--- Start SOURCE DATA ---

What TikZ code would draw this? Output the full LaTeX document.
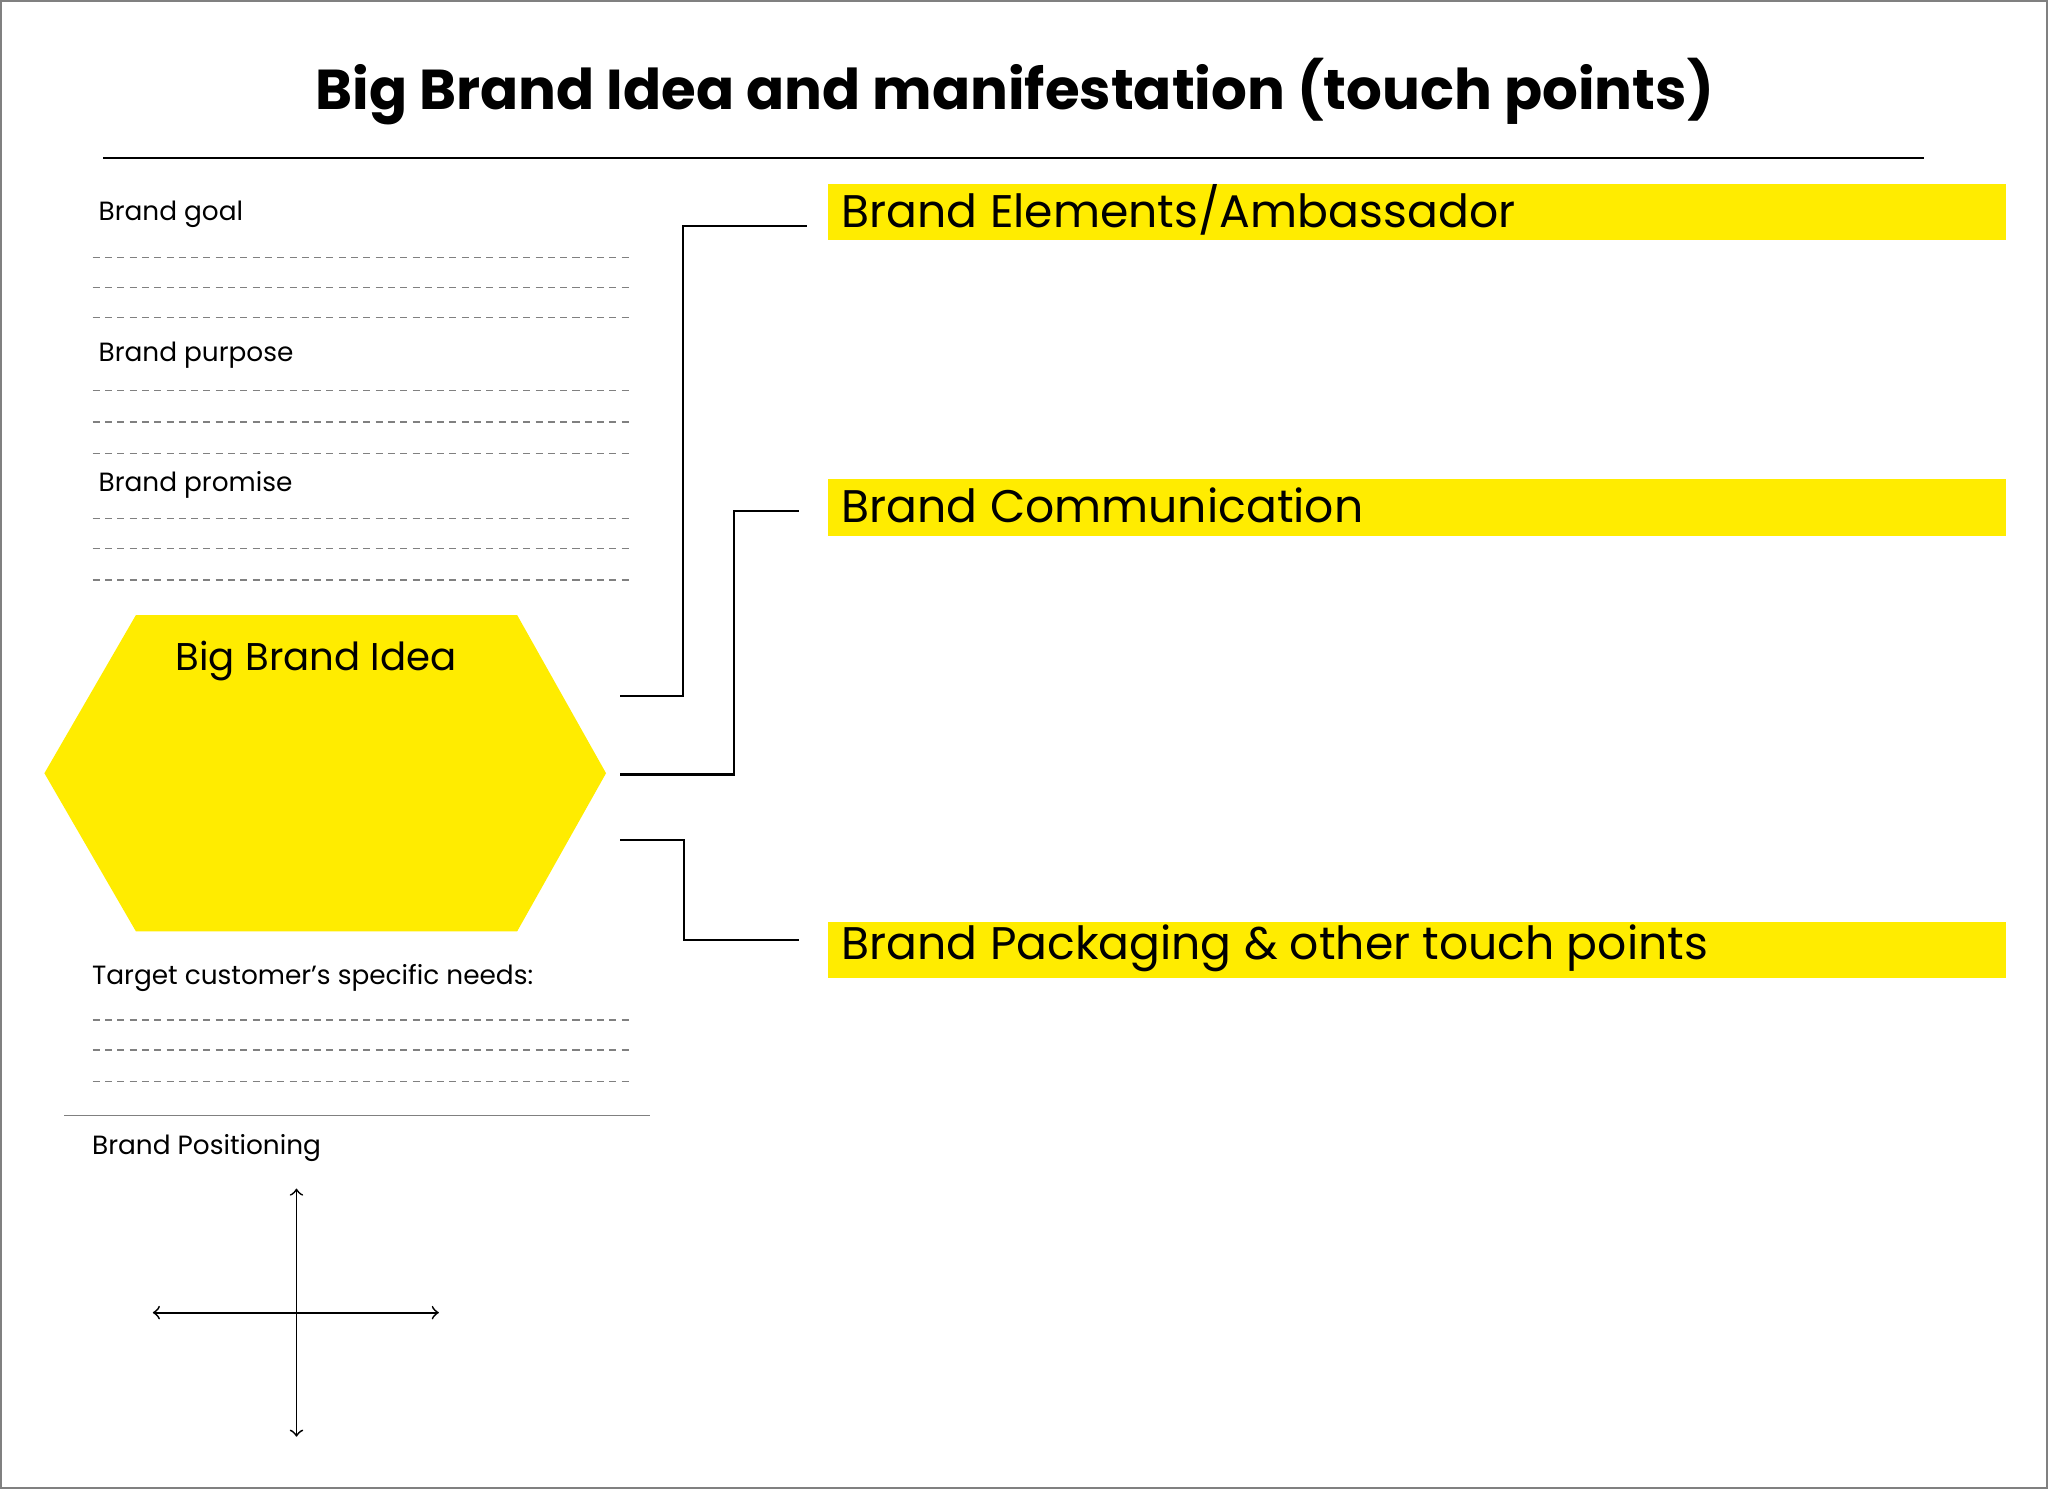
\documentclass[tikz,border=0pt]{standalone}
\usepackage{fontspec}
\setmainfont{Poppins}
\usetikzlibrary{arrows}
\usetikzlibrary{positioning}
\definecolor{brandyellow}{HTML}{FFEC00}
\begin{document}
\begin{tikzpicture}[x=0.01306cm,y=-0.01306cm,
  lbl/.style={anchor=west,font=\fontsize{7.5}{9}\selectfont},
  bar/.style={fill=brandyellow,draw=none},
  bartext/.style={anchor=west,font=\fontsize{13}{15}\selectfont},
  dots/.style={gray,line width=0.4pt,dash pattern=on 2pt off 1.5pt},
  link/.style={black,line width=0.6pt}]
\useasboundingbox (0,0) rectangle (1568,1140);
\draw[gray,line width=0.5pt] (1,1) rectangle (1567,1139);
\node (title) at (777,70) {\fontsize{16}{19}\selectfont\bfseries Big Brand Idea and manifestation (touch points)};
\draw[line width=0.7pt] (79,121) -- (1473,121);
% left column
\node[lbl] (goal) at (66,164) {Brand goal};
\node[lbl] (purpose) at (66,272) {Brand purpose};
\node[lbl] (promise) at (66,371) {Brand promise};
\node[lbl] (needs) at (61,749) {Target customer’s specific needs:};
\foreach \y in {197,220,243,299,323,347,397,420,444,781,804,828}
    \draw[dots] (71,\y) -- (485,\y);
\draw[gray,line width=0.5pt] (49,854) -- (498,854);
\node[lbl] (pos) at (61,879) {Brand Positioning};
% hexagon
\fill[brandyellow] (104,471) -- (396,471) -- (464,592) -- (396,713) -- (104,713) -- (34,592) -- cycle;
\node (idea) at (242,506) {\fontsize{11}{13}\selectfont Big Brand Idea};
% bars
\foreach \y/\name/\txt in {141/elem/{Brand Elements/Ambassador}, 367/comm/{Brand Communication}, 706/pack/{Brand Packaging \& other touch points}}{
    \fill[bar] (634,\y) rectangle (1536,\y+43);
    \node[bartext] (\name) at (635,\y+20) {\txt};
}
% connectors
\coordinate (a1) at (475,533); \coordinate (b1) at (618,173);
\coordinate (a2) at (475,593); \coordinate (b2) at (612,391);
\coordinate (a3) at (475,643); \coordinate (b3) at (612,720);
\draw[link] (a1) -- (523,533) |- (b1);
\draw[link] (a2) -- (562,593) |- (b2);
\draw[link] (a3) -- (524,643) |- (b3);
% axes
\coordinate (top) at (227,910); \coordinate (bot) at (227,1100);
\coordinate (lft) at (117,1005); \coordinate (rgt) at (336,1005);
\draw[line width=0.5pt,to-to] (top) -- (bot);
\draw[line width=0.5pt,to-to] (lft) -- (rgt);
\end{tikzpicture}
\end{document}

--- End SOURCE DATA ---

### TASK GOAL
Reproduce the material in full, word for word, and omit the pictures.

### EXERCISE ANSWER
What TikZ code would draw this? Output the full LaTeX document.
\documentclass[tikz,border=0pt]{standalone}
\usepackage{fontspec}
\setmainfont{Poppins}
\usetikzlibrary{arrows}
\usetikzlibrary{positioning}
\definecolor{brandyellow}{HTML}{FFEC00}
\begin{document}
\begin{tikzpicture}[x=0.01306cm,y=-0.01306cm,
  lbl/.style={anchor=west,font=\fontsize{7.5}{9}\selectfont},
  bar/.style={fill=brandyellow,draw=none},
  bartext/.style={anchor=west,font=\fontsize{13}{15}\selectfont},
  dots/.style={gray,line width=0.4pt,dash pattern=on 2pt off 1.5pt},
  link/.style={black,line width=0.6pt}]
\useasboundingbox (0,0) rectangle (1568,1140);
\draw[gray,line width=0.5pt] (1,1) rectangle (1567,1139);
\node (title) at (777,70) {\fontsize{16}{19}\selectfont\bfseries Big Brand Idea and manifestation (touch points)};
\draw[line width=0.7pt] (79,121) -- (1473,121);
% left column
\node[lbl] (goal) at (66,164) {Brand goal};
\node[lbl] (purpose) at (66,272) {Brand purpose};
\node[lbl] (promise) at (66,371) {Brand promise};
\node[lbl] (needs) at (61,749) {Target customer’s specific needs:};
\foreach \y in {197,220,243,299,323,347,397,420,444,781,804,828}
    \draw[dots] (71,\y) -- (485,\y);
\draw[gray,line width=0.5pt] (49,854) -- (498,854);
\node[lbl] (pos) at (61,879) {Brand Positioning};
% hexagon
\fill[brandyellow] (104,471) -- (396,471) -- (464,592) -- (396,713) -- (104,713) -- (34,592) -- cycle;
\node (idea) at (242,506) {\fontsize{11}{13}\selectfont Big Brand Idea};
% bars
\foreach \y/\name/\txt in {141/elem/{Brand Elements/Ambassador}, 367/comm/{Brand Communication}, 706/pack/{Brand Packaging \& other touch points}}{
    \fill[bar] (634,\y) rectangle (1536,\y+43);
    \node[bartext] (\name) at (635,\y+20) {\txt};
}
% connectors
\coordinate (a1) at (475,533); \coordinate (b1) at (618,173);
\coordinate (a2) at (475,593); \coordinate (b2) at (612,391);
\coordinate (a3) at (475,643); \coordinate (b3) at (612,720);
\draw[link] (a1) -- (523,533) |- (b1);
\draw[link] (a2) -- (562,593) |- (b2);
\draw[link] (a3) -- (524,643) |- (b3);
% axes
\coordinate (top) at (227,910); \coordinate (bot) at (227,1100);
\coordinate (lft) at (117,1005); \coordinate (rgt) at (336,1005);
\draw[line width=0.5pt,to-to] (top) -- (bot);
\draw[line width=0.5pt,to-to] (lft) -- (rgt);
\end{tikzpicture}
\end{document}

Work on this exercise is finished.